Frequency Hopping is a mode of Spread Spectrum transmission where the carrier frequency of transmission changes after a certain period. Total bandwidth is divided into 'N' separate channels, each having bandwidth 'b'. At any given instant 't', any one of the available channel is used for transmission. This change of frequency is predetermined before begining each transaction. To be specific, this signal change is a function of a Bluetooth device id (BD_ADDR). Only legitimate users (devices) know the sequence in advance and thus can recover desired signals from the air.
Frequency Hopping provides many advantages, some of them are as follows
| Secure | Inherant nature of Spread Spectrum technology is security, due to the noise codes in the signal. Frequency hopping provides more security by providing hard to detect frequency changes. |
| Low Power | Spread Spectrum Devices need not use total available bandwidth at a time. Thus power requirements of such devices remain low. |
| Tolerance | When the frequency change takes place, one or more channel may experience interference from other radio devices. In this case only a part of data is lost. Actual data can be recovered using various available techniques. |
| Co-existance | Many transactions can take place in vicinity because they can use different channels. Channel usage may collide but they will not repeat indefinitely. Also lost data can be recovered in this case with a greater probability. Frequency change sequence which do not collide at all are said to be "Orthogonal". |
| Anti-jamming | Entire Bluetooth communication is hard to "jamm" (overtaken by a strong source) since it is meant for low range and also not relied upon a single frequency. |
The figure shows the various layers of Bluetooth Protocols. Following is a brief explanation of each layer.
This is the actual transciever section of a Bluetooth device. Operating frequency is 2.4GHz. This section typically operates at 10-100mW of powe level. Spectrum spreading is accomplished by frequency hopping in 79 jops displaced by 1MHz (2.402GHz - 2.480GHz). Maximum frequency hopping rate is 1600 hops/s. Transmission and reception is performed using Guassian Frequency Shift Keying.

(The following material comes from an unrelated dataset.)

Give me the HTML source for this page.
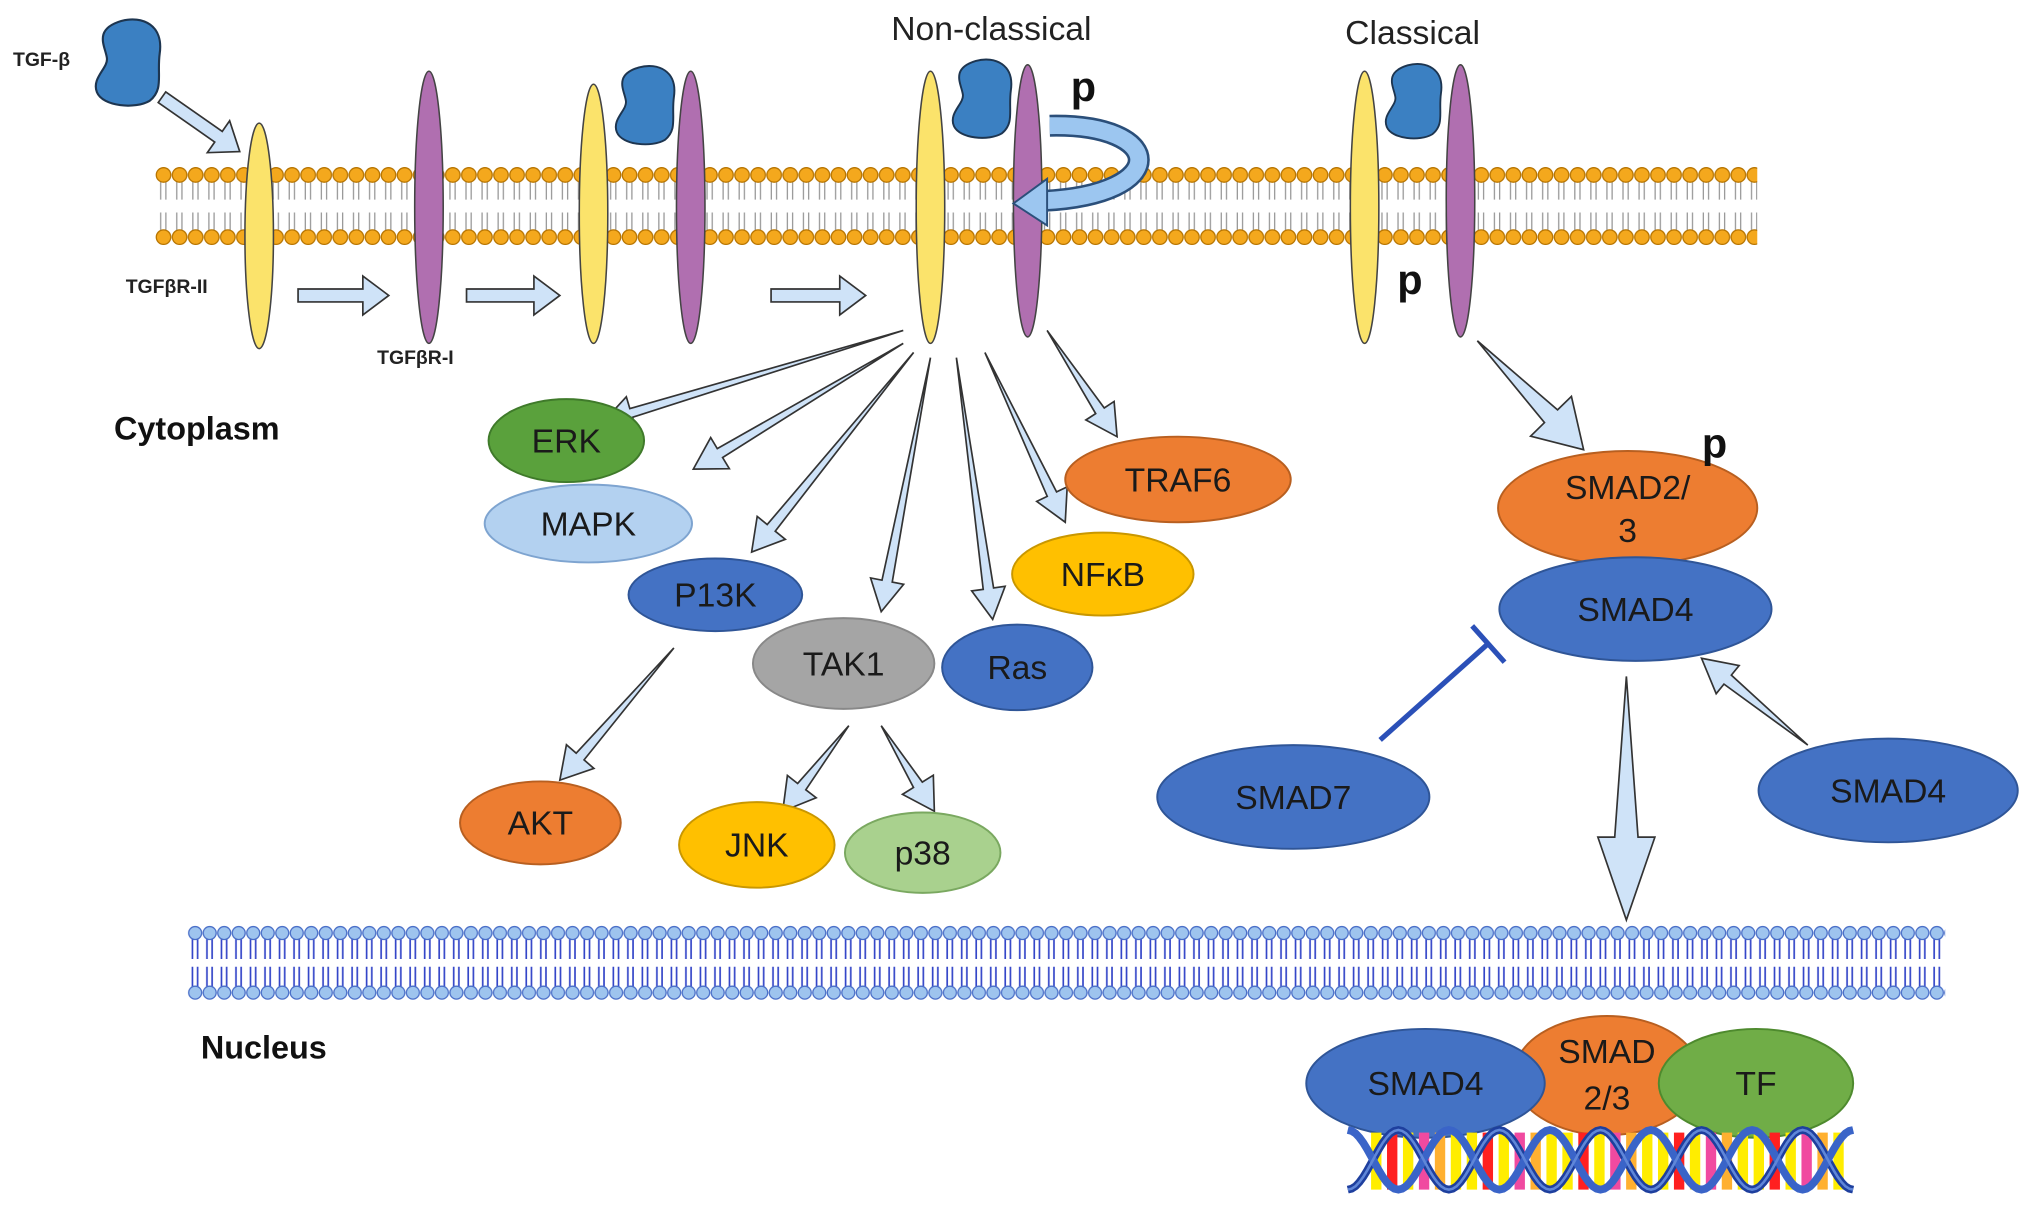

Baseband is the digital signal processing part of the Bluetooth hardware. It provides communication channel to the upper layers. Both data and voice can be sent using the provided channels. The channles can be either Synchronous or Asynchronous. Synchronous channels are typically utilized for voice communication, where timely delivery is required without any need of retransmissions. On the other hand, Asynchronous channel can be used for data communication where reliabality is the prime concern.
The Link Manager (LM) is the software entity in the Baseband layer. It communicated with remote peer layer using Link Management Protocol (LMP). Services provided by this layers include
Host Controller Interface helps the upper software layers to access lower levels through standard calls. It encapsulated the hardware so that Bluetooth applications can access it without knowledge of lower implementataion details.
This is a software entity which provides following services on the logical level...
L2CAP operates over links provided by the baseband layer and creates logical channels for the use of upper layers. Data is exchanged using packets. L2CAP supports packet segmentation and reassembly. Protocol multiplexing is also supported by this layer.
Service Discovery Protocol is used to determine what offered by other devices. Only information about the services is conveyed using this protocol. However the layer doesn't provide automatic notification about the availability of a service. Client must explicitly poll a server for it using SDP.
RFCOMM protocol provides emulation of serial ports over L2CAP. This protocol is a subset of ETSI-TS 07.10 standard. It supports upto 60 simultaneous connections between two Bluetooth devices.
OBEX is a upper layer of service protocol for RFCOMM. It provides easy and spontaneous mechanism to transfer objects over the channel provided by RFCOMM. OBEX is nased on IrOBEX specifications given by IrDA for object exchange over infrared chanels.
TCS provides bit level interface to transfer voice signals over the channel. This part of the specification is called TCS-BIN. It also provides a set of commands called TCS-AT. The commands are used to control telephone or modem present in Bluetooth devices.
Bluetooth protocol stack also supports existing application protocols such as TCP/IP and WAP. This allows migration from existing application to bluetooth in an easy manner.
Bluetooth is meant mainly for communication between personal devices within a small distnace. But it is not limited to household use. Bluetooth devices are expected to be present everywhere. Much of the data transfer is supposed to automatic, exp. a personal diary is automatically supposed to synchronise its data with a computer. Now it may be the case that the nearest computer may not belong to the owner of the diary. In this case the synchronisation is not desired. It may also mean that privacy of information could be at risk. Thankfully, bluetooth consideres this issue and security is given due concern. Security is provided by both hardware and software levels.
At the hardware level, inherant security comes through Frequency hopping. It is difficult to know exact frequency hopping sequency unless the sniffer knows master's BD_ADDR. Which is determined only at the begining of a transaction. Also, bluetooth devices can be grouped by a PIN (Personal Identification Number). This is given by the user. Devices having this can only be contacted for any service. The link is authenticated before establishment using assymetric 128bit Keys with Challage-Handshake Protocol, for which, keys are never transmitted over the link. The authentication keys are based on PIN, BD_ADDR and an embedded key in the device. Dependance on these parameters makes the scheme much stronger.
At the software level, the applications themselves may use data encryption. TCP/IP can use SSL (Secured socket Layer). WAP stack may use WTLS (Wireless Transport Layer Security).
These multiple levels of security mechanisms helps to build a much secure system altogether.
So far so good. Bluetooth promises various new applications in the real world. It also promises new trends in the existing ones. Finally we'll have a look at few of them...
Bluetooth is technically sound. Now the only hurdle in the widespread use is the availability of the devices and their cost-effeciveness. Manufacturers claim that the cost of embedding Bluetooth in the existing devices would be lower that $10 per device, and it may come down further. With companies making big forecasts, there is equal delay in making the technology available in the market on big scale.
If the manufacturers are able to provide the technology in a cheap and innovative manner, Bluetooth is certainly going to be the future.